▸ **What needs to be done**: Pictures do not belong in the output. Reproduce exactly the lines from the start of the records through the line with "y_ticks = [-5, 0, 5, 10, 15, 20]".

▸ **Input rows**:

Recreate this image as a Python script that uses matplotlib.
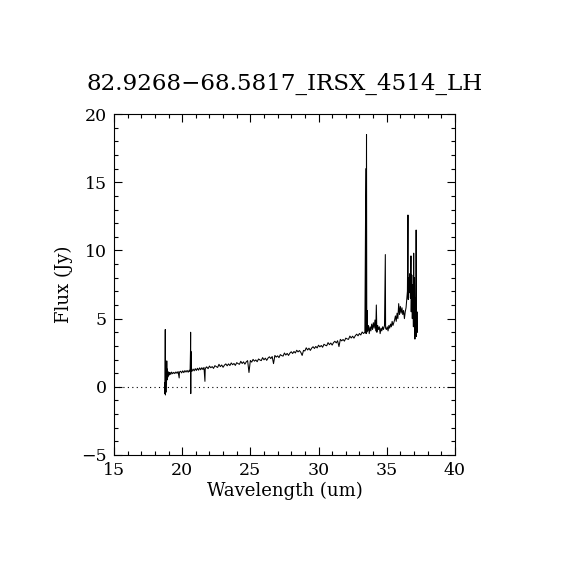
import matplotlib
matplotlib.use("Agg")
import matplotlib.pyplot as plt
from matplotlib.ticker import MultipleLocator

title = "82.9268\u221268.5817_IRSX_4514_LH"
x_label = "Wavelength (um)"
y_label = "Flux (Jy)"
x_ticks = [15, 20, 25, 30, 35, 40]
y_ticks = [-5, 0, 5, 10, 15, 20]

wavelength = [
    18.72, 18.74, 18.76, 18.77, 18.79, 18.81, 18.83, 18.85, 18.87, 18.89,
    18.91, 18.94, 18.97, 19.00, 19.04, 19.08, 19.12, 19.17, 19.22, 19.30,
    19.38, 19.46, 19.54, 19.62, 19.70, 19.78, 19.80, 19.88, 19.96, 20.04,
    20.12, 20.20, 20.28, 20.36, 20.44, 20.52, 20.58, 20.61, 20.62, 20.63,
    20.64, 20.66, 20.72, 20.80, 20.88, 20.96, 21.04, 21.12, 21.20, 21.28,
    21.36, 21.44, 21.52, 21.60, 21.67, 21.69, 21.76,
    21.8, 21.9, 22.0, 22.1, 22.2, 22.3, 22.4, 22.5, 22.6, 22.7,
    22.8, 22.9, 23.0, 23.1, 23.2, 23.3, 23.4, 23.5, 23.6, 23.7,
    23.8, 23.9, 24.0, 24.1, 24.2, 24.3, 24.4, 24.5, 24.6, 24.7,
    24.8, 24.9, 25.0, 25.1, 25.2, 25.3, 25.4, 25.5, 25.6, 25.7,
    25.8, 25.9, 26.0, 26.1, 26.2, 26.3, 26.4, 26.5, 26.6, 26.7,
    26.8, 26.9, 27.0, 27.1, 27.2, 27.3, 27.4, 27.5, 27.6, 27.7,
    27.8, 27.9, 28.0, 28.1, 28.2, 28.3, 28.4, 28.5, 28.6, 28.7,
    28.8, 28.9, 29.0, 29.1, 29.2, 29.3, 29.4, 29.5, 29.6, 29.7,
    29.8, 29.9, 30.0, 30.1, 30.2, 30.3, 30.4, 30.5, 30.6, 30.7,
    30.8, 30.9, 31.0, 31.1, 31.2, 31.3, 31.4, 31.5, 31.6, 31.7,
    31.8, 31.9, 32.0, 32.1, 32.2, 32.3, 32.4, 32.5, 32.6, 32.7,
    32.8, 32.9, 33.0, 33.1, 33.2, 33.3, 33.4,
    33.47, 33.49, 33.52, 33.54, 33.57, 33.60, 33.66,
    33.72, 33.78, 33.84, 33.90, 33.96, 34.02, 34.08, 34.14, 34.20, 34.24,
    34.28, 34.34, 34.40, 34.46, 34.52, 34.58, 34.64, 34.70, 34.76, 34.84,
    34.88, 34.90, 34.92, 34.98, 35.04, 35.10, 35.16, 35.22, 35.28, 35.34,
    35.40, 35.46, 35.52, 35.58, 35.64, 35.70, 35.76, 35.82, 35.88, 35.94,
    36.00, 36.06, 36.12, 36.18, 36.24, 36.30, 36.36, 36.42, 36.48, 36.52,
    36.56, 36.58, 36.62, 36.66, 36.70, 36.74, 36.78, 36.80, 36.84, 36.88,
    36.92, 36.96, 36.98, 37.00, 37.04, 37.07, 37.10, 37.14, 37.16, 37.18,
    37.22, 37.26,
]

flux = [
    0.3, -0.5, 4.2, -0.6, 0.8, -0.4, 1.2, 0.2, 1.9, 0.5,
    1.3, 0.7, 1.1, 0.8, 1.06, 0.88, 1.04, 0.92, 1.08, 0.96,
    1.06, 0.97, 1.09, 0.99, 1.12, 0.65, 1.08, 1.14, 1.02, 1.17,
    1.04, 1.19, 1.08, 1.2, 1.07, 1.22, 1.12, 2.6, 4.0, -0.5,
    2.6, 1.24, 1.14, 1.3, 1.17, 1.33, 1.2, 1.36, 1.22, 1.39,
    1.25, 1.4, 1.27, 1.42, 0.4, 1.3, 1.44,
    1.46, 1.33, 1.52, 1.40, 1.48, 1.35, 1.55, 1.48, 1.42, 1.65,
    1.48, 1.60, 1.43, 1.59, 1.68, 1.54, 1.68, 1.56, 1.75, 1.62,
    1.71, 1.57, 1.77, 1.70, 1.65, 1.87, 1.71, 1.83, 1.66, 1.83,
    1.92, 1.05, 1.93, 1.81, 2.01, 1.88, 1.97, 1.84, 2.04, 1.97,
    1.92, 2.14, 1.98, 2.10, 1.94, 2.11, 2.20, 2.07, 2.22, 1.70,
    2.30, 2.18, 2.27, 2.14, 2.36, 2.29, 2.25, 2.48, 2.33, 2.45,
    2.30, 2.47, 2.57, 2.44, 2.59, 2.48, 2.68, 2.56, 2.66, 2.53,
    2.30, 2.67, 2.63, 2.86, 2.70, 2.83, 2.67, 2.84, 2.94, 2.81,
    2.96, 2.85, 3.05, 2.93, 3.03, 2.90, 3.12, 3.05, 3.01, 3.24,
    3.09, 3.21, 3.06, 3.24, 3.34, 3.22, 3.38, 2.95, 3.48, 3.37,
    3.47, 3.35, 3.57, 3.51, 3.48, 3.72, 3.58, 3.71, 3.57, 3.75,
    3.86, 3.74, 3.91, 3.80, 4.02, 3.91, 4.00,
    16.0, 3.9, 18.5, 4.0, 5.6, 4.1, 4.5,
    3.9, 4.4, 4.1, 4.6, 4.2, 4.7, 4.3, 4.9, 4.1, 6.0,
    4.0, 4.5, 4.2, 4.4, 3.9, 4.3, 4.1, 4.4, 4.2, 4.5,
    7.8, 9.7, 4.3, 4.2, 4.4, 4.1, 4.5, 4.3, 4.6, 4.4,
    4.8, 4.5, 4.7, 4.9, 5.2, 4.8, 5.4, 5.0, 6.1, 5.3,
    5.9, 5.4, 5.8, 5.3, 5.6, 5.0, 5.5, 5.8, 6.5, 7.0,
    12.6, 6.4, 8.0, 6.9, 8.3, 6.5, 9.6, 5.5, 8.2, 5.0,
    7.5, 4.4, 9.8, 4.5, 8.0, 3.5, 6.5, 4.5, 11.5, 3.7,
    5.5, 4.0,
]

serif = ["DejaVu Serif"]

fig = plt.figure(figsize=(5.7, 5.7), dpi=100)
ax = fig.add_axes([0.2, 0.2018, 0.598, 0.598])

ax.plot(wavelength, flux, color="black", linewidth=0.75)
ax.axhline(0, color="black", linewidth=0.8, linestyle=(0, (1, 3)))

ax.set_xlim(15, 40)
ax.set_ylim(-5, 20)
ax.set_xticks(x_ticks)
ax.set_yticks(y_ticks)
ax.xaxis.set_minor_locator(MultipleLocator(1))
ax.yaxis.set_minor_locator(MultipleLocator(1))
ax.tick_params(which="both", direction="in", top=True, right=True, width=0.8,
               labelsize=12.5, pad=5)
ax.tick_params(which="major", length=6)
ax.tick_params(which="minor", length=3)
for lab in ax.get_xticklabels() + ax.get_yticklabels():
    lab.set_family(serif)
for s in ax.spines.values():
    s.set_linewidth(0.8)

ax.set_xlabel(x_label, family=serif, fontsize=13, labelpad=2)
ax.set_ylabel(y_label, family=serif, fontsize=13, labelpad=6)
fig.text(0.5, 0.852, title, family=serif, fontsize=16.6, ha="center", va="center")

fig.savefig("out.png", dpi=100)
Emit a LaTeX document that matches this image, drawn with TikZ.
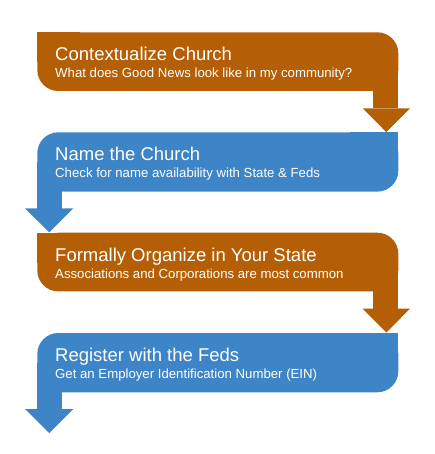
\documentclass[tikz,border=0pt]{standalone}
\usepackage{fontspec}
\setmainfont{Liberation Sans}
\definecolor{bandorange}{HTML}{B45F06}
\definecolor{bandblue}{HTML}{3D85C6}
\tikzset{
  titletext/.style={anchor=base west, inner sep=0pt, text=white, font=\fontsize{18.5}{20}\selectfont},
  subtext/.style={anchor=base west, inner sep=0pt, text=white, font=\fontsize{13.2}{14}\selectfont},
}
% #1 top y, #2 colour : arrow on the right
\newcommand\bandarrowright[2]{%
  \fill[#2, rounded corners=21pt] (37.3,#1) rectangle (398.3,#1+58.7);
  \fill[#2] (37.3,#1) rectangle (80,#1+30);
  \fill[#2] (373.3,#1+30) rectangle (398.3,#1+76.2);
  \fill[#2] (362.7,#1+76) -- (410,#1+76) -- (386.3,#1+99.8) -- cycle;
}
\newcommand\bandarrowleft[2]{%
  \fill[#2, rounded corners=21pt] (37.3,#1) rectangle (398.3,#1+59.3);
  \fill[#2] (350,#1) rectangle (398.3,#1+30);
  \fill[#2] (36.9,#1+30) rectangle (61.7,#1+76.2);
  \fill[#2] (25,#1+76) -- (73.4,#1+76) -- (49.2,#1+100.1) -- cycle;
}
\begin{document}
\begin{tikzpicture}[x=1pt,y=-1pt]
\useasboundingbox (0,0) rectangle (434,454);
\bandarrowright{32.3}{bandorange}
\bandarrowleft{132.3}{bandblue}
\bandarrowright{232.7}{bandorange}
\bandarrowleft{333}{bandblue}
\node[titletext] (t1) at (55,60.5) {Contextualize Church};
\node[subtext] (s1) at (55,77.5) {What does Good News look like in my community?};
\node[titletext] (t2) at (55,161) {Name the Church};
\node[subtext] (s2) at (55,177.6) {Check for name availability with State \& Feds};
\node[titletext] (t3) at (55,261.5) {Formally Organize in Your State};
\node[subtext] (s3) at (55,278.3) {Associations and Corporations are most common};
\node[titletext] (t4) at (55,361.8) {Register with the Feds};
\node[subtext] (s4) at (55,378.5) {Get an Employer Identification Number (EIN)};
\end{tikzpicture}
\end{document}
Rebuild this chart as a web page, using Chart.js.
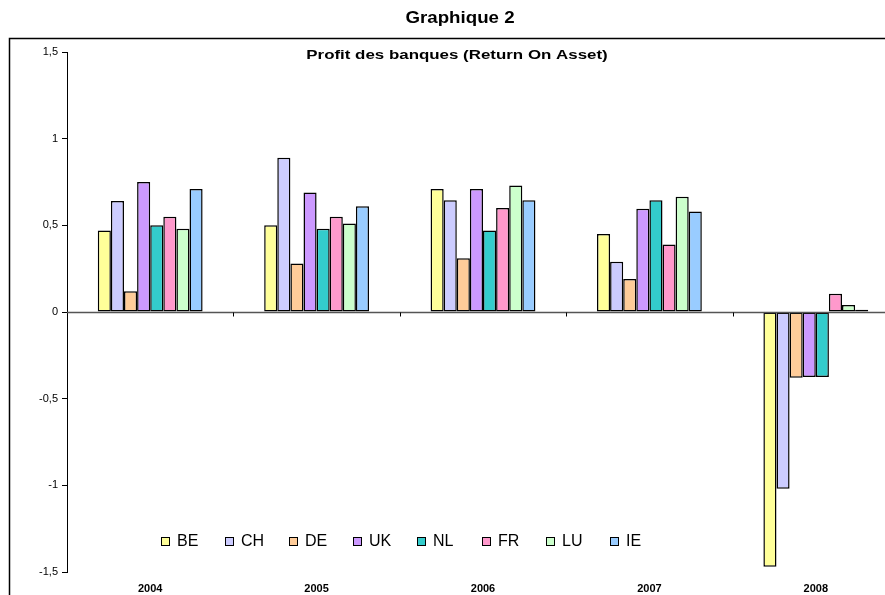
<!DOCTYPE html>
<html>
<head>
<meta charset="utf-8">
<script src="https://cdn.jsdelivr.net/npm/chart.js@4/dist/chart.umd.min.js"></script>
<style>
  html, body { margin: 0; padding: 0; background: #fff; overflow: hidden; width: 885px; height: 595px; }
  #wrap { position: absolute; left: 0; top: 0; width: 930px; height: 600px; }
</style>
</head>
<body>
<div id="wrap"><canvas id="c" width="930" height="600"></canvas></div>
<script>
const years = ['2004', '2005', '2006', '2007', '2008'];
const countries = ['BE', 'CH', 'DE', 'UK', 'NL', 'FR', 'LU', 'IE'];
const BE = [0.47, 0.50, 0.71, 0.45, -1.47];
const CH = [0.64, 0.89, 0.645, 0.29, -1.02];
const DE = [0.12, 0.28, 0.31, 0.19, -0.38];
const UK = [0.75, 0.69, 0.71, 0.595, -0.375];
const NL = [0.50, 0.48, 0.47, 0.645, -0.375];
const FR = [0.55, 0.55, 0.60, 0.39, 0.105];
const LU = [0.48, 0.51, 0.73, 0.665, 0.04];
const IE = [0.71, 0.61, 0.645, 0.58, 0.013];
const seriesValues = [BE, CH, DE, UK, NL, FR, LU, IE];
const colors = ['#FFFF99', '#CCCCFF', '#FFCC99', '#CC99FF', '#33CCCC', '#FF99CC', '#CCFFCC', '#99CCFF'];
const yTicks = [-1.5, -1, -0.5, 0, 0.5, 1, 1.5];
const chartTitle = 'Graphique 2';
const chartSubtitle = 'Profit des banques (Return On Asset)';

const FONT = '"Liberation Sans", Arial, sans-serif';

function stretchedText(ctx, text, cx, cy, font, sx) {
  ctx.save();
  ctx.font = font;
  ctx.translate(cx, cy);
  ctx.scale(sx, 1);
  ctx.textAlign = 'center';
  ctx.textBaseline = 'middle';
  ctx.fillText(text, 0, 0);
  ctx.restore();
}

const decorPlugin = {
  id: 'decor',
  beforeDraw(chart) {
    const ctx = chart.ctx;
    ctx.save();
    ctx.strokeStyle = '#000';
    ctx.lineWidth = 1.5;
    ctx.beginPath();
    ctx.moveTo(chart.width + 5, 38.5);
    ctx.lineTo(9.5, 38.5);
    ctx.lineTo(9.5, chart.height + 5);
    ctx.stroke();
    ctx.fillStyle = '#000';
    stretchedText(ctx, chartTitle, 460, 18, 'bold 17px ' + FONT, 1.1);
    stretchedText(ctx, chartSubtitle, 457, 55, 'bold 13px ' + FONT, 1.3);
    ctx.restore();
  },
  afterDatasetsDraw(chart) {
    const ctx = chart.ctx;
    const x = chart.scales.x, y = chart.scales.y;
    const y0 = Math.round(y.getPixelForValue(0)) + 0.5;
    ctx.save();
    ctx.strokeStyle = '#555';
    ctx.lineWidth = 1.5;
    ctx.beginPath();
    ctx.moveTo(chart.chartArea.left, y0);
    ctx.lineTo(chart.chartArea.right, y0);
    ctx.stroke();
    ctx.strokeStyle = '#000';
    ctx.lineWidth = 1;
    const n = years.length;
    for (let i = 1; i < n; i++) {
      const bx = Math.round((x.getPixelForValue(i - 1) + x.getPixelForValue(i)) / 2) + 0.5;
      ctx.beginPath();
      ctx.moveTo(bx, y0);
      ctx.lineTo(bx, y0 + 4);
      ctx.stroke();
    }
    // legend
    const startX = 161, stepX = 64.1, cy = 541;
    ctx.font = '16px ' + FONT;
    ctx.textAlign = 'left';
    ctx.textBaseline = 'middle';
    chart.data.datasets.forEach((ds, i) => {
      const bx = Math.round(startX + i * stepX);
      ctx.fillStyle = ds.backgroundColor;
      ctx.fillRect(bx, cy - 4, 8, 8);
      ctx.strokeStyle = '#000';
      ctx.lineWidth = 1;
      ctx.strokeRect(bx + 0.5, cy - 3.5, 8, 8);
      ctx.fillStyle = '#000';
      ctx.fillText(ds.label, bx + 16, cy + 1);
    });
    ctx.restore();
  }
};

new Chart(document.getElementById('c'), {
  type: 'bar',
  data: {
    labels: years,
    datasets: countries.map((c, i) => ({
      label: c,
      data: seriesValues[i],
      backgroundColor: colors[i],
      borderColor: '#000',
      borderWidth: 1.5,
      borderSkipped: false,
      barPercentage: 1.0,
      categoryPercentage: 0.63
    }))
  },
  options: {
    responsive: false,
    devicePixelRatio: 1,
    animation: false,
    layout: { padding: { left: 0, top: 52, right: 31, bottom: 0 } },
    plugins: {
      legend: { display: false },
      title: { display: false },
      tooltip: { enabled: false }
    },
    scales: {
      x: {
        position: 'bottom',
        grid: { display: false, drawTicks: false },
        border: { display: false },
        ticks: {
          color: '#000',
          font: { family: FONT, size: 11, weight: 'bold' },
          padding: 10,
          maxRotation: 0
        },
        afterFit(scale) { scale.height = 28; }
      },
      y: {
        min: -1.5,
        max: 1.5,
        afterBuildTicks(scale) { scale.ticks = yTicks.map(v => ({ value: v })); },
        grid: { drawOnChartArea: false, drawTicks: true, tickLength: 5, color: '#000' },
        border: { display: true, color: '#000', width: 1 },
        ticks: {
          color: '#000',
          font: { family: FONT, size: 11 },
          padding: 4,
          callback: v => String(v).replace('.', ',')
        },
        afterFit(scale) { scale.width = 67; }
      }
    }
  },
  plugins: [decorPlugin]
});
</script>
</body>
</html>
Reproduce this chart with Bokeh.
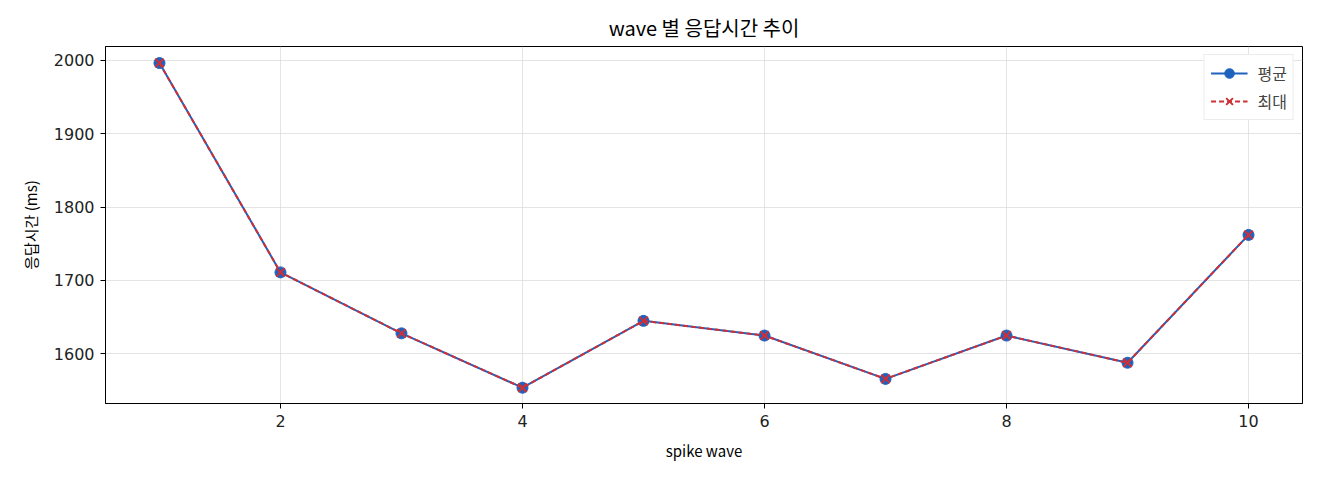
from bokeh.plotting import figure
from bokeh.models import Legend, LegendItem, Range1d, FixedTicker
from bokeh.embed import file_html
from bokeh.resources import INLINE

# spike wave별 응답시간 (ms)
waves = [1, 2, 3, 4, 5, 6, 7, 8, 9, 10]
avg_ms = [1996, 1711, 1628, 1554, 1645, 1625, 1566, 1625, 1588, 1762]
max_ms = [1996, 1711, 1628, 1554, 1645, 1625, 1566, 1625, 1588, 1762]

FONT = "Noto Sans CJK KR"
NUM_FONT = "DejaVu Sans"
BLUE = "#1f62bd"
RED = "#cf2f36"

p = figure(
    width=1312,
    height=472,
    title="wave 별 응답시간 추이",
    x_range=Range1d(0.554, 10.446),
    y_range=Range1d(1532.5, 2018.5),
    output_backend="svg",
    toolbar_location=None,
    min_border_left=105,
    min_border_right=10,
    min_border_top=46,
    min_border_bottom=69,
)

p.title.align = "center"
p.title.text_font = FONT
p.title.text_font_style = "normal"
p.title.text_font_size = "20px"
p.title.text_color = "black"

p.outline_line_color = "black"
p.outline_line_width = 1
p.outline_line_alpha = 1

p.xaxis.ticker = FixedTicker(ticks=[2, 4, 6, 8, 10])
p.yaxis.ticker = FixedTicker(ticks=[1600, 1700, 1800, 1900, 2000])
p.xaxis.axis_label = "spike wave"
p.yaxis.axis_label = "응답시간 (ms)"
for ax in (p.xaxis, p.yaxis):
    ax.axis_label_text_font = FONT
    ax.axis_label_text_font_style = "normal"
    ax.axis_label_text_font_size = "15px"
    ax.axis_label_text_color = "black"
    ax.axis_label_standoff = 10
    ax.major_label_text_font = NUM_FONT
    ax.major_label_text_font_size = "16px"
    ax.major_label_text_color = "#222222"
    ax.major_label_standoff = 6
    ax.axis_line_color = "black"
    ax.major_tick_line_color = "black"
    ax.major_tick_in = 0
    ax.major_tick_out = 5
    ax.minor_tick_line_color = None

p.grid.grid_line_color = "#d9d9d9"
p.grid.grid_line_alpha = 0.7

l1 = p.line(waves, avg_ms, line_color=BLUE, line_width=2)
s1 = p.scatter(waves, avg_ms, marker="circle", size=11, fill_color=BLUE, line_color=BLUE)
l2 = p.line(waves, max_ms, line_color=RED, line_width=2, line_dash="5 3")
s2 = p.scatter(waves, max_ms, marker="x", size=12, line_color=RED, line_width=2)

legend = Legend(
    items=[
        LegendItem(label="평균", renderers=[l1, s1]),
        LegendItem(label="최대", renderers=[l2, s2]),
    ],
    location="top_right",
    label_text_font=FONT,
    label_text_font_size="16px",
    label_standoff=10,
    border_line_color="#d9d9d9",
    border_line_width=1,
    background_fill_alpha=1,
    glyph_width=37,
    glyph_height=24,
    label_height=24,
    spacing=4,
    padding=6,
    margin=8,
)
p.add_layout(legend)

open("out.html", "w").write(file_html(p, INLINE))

▸ **Exercise answer**:
Recreate this image as a Python script that uses matplotlib.
import matplotlib
matplotlib.use("Agg")
import matplotlib.pyplot as plt
from matplotlib.ticker import MultipleLocator

title = "82.9268\u221268.5817_IRSX_4514_LH"
x_label = "Wavelength (um)"
y_label = "Flux (Jy)"
x_ticks = [15, 20, 25, 30, 35, 40]
y_ticks = [-5, 0, 5, 10, 15, 20]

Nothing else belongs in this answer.